The Board is introducing for the first time a requirement for firms to assess and purchase an appropriate level of indemnity insurance cover and reducing the minimum level of compulsory cover to £500,000. Together the SRA Board believes these changes will enhance consumer protection and reduce unnecessary regulatory burdens and costs on small firms undertaking low value transactions. The former change will ensure that firms have a positive duty to purchase cover at a level appropriate to the nature of their business, clients and transaction value rather than simply relying on the minimum level specified, even where that level might have been too low. At the same time, the many small firms undertaking low value transactions for consumers will have the freedom to not purchase cover at an unnecessarily high level. Other proposals from the consultation have been deferred until 2015 to allow further consideration. The SRA remains concerned that the level of insurance premiums drives costs for firms in ways that make it more difficult for them to compete and increases the cost of services to consumers. These proposals aim to bring these costs down. The SRA remains confident that there is still merit in the further proposals and there was support for them in the consultation, but believes that they will benefit from further consideration alongside other possible reforms that have been suggested by stakeholders. During this time the SRA will also consider these further proposals put forward through the consultation exercise. There may be a wider review of all client protection matters, including compensation arrangements and the Accounts Rules. A call for evidence will be launched this month and a further consultation paper will be produced by the end of the year. Any changes will then be announced in April to ensure they are considered in the renewal period starting in October 2015.
Solicitors can donate residual balances in the client account to charity if all attempts have been made to contact the owners.

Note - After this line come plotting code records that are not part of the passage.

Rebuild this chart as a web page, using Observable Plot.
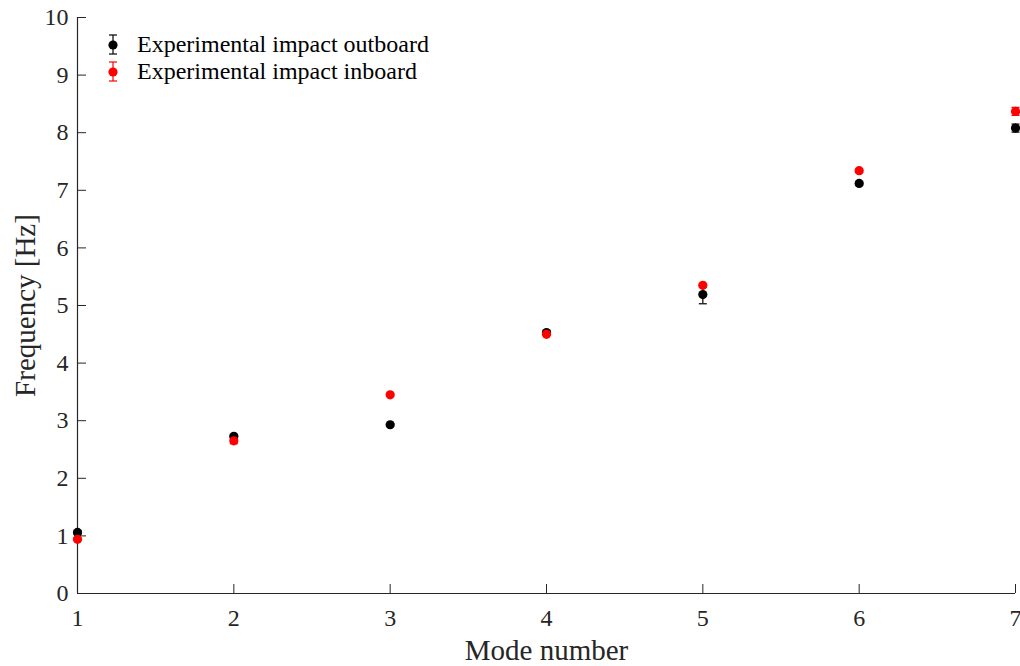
<!DOCTYPE html>
<html>
<head>
<meta charset="utf-8">
<script src="https://cdn.jsdelivr.net/npm/d3@7"></script>
<script src="https://cdn.jsdelivr.net/npm/@observablehq/plot@0.6"></script>
<style>
body { margin: 0; background: #fff; }
#wrap { position: relative; width: 1020px; height: 666px; font-family: "Liberation Serif", "Times New Roman", serif; }
#legend { position: absolute; left: 0; top: 0; }
</style>
</head>
<body>
<div id="wrap"></div>
<script>
const modes = [1, 2, 3, 4, 5, 6, 7];
const outboardFreq = [1.06, 2.73, 2.93, 4.53, 5.19, 7.12, 8.08];
const outboardErr = [0.03, 0.03, 0.02, 0.03, 0.16, 0.03, 0.07];
const inboardFreq = [0.94, 2.65, 3.45, 4.50, 5.35, 7.34, 8.37];
const inboardErr = [0.02, 0.05, 0.02, 0.02, 0.03, 0.03, 0.07];
const seriesNames = ["Experimental impact outboard", "Experimental impact inboard"];
const seriesColors = ["#000000", "#ff0000"];
const xTicks = [1, 2, 3, 4, 5, 6, 7];
const yTicks = [0, 1, 2, 3, 4, 5, 6, 7, 8, 9, 10];

const rows = [];
[[outboardFreq, outboardErr], [inboardFreq, inboardErr]].forEach(([f, e], s) => {
  modes.forEach((m, i) => rows.push({series: seriesNames[s], mode: m, freq: f[i], err: e[i]}));
});

const cap = {draw(ctx, size) { const r = Math.sqrt(size / Math.PI); ctx.moveTo(-r, 0); ctx.lineTo(r, 0); }};
const axisColor = "#262626";

const chart = Plot.plot({
  width: 1020,
  height: 666,
  marginLeft: 77,
  marginRight: 5,
  marginTop: 17,
  marginBottom: 73,
  style: {fontFamily: "'Liberation Serif', 'Times New Roman', serif", background: "#fff", color: axisColor},
  x: {domain: [1, 7], ticks: xTicks, tickFormat: d3.format("d"), label: null},
  y: {domain: [0, 10], ticks: yTicks, tickFormat: d3.format("d"), label: null},
  color: {domain: seriesNames, range: seriesColors},
  marks: [
    Plot.ruleX([1], {stroke: axisColor, strokeWidth: 1.2}),
    Plot.ruleY([0], {stroke: axisColor, strokeWidth: 1.2}),
    Plot.axisX({ticks: xTicks, tickSize: -9, tickPadding: 24, fontSize: 24, stroke: axisColor, fill: axisColor, tickFormat: d3.format("d"), label: null}),
    Plot.axisY({ticks: yTicks, tickSize: -9, tickPadding: 18, fontSize: 24, stroke: axisColor, fill: axisColor, tickFormat: d3.format("d"), label: null}),
    Plot.ruleX(rows, {x: "mode", y1: d => d.freq - d.err, y2: d => d.freq + d.err, stroke: "series", strokeWidth: 1.2}),
    Plot.dot(rows, {x: "mode", y: d => d.freq - d.err, symbol: cap, r: 4, stroke: "series", strokeWidth: 1.2}),
    Plot.dot(rows, {x: "mode", y: d => d.freq + d.err, symbol: cap, r: 4, stroke: "series", strokeWidth: 1.2}),
    Plot.dot(rows, {x: "mode", y: "freq", fill: "series", r: 4.6}),
    Plot.text(["Mode number"], {frameAnchor: "bottom", textAnchor: "middle", dy: 66, fontSize: 29, fill: axisColor}),
    Plot.text(["Frequency [Hz]"], {frameAnchor: "left", textAnchor: "middle", dx: -52, rotate: -90, fontSize: 29, fill: axisColor})
  ]
});
document.getElementById("wrap").appendChild(chart);

// legend
const ns = "http://www.w3.org/2000/svg";
const leg = document.createElementNS(ns, "svg");
leg.setAttribute("id", "legend");
leg.setAttribute("width", 460);
leg.setAttribute("height", 100);
seriesNames.forEach((name, i) => {
  const cy = 45 + i * 27;
  const c = seriesColors[i];
  const g = document.createElementNS(ns, "g");
  g.innerHTML = `<line x1="113" x2="113" y1="${cy - 10}" y2="${cy + 9}" stroke="${c}" stroke-width="1.2"/>
    <line x1="109" x2="117" y1="${cy - 10}" y2="${cy - 10}" stroke="${c}" stroke-width="1.2"/>
    <line x1="109" x2="117" y1="${cy + 9}" y2="${cy + 9}" stroke="${c}" stroke-width="1.2"/>
    <circle cx="113" cy="${cy}" r="4.6" fill="${c}"/>
    <text x="137" y="${cy + 7}" font-size="24" fill="#000" font-family="'Liberation Serif', serif">${name}</text>`;
  leg.appendChild(g);
});
document.getElementById("wrap").appendChild(leg);
</script>
</body>
</html>
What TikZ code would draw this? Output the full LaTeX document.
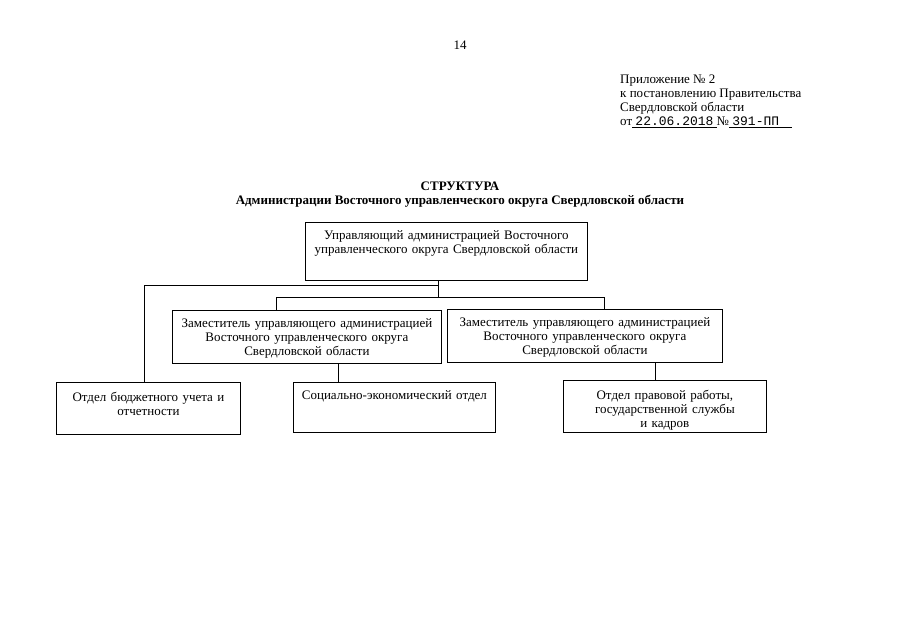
\documentclass[tikz,border=0pt]{standalone}
\usepackage{fontspec}
\setmainfont{Liberation Serif}
\newfontfamily\stampfont{Liberation Mono}
\usetikzlibrary{positioning, calc}

\begin{document}
\begin{tikzpicture}[
    x=1pt, y=-1pt,
    box/.style={draw, line width=0.8pt, anchor=north west, align=center,
                inner xsep=0pt, inner ysep=4pt, text height=13pt,
                font=\fontsize{13}{14}\selectfont},
    link/.style={line width=0.6pt},
    doc/.style={font=\fontsize{13}{14}\selectfont, inner sep=0pt}
  ]
  \useasboundingbox[fill=white] (0,0) rectangle (905,640);

  \node[doc] (pagenum) at (460,45) {14};

  \node[doc, anchor=north west, align=left] (annex) at (620,75)
    {Приложение № 2\\ к постановлению Правительства\\ Свердловской области\\
     от\underline{\ {\stampfont 22.06.2018}\ }№\underline{\ {\stampfont 391-ПП}\ \ \ \ }};

  \node[doc, font=\fontsize{13}{14}\selectfont\bfseries, align=center] (title) at (460,195)
    {СТРУКТУРА\\ Администрации Восточного управленческого округа Свердловской области};

  % boxes
  \node[box, text width=282pt, text depth=37pt] (head) at (305,222)
    {Управляющий администрацией Восточного\\ управленческого округа Свердловской области};
  \node[box, text width=269pt, text depth=32pt] (depL) at (172,310)
    {Заместитель управляющего администрацией\\ Восточного управленческого округа\\ Свердловской области};
  \node[box, text width=275pt, text depth=32pt] (depR) at (447,309)
    {Заместитель управляющего администрацией\\ Восточного управленческого округа\\ Свердловской области};
  \node[box, text width=184pt, text height=15pt, text depth=29pt] (budget) at (56,382)
    {Отдел бюджетного учета и\\ отчетности};
  \node[box, text width=202pt, text depth=29pt] (socec) at (293,382)
    {Социально-экономический отдел};
  \node[box, text width=203pt, text height=15pt, text depth=29pt] (legal) at (563,380)
    {Отдел правовой работы,\\ государственной службы\\ и кадров};

  % connectors
  \coordinate (stem) at (438,285);
  \coordinate (bus) at (438,297);
  \coordinate (busL) at (276,297);
  \coordinate (busR) at (604,297);
  \coordinate (socin) at ([xshift=45pt]socec.north west);
  \coordinate (legin) at ([xshift=92pt]legal.north west);

  \draw[link] (head.south -| bus) -- (bus);
  \draw[link] (stem) -| ([xshift=-4pt]budget.north);
  \draw[link] (busL |- depL.north) |- (busR) -- (busR |- depR.north);
  \draw[link] (socin |- depL.south) -- (socin);
  \draw[link] (legin |- depR.south) -- (legin);
\end{tikzpicture}
\end{document}
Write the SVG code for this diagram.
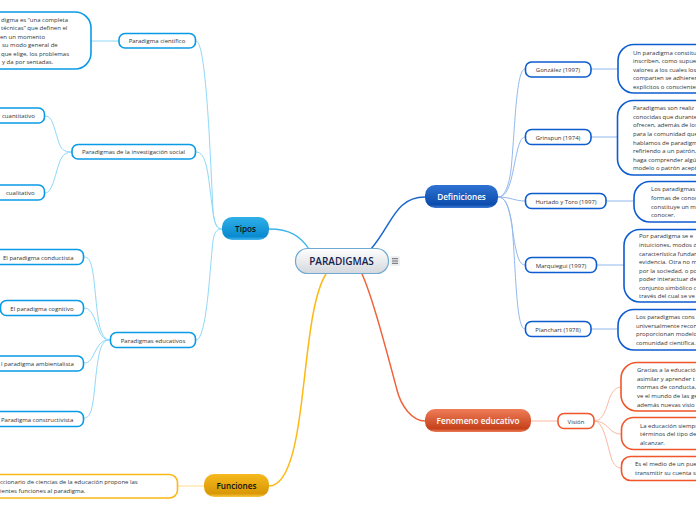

For amounts of more than £50, solicitors must seek permission from the SRA. The Law Society suggested that, as part of the SRA’s Red Tape Initiative to remove unnecessary administrative tasks, this limit be increased. Solicitors could then redistribute residual balances more quickly and without creating work for themselves and the SRA. The majority of respondents agreed with the proposal, with a small number objecting to the size of the new limit. Two new rule suggestions from the Law Society will be dealt with later.
The Board has deferred a decision on this proposal until its next meeting to allow for further analysis of the consultation and consideration of the options.
Compensation Fund eligibility
The SRA will change the eligibility criteria to focus the fund on consumers and small businesses and exclude larger corporate consumers. The Compensation Fund protects clients from dishonesty or a failure to account for their money by a solicitor. However, a large number of claims come from companies such as lenders and mortgage providers. Few of these claims are successful, as the applicant will often have other avenues of redress and is unable to satisfy the SRA that it has suffered loss and hardship. By changing the eligibility criteria, the SRA will be able to manage claims more effectively and reduce the cost of administering the Fund. The eligibility criteria for the Compensation Fund is therefore limited to individuals, small enterprises with an annual turnover of no more than £2 million, charities with an annual income of no more than £2 million and trustees of trusts with a net asset value of less than £2 million.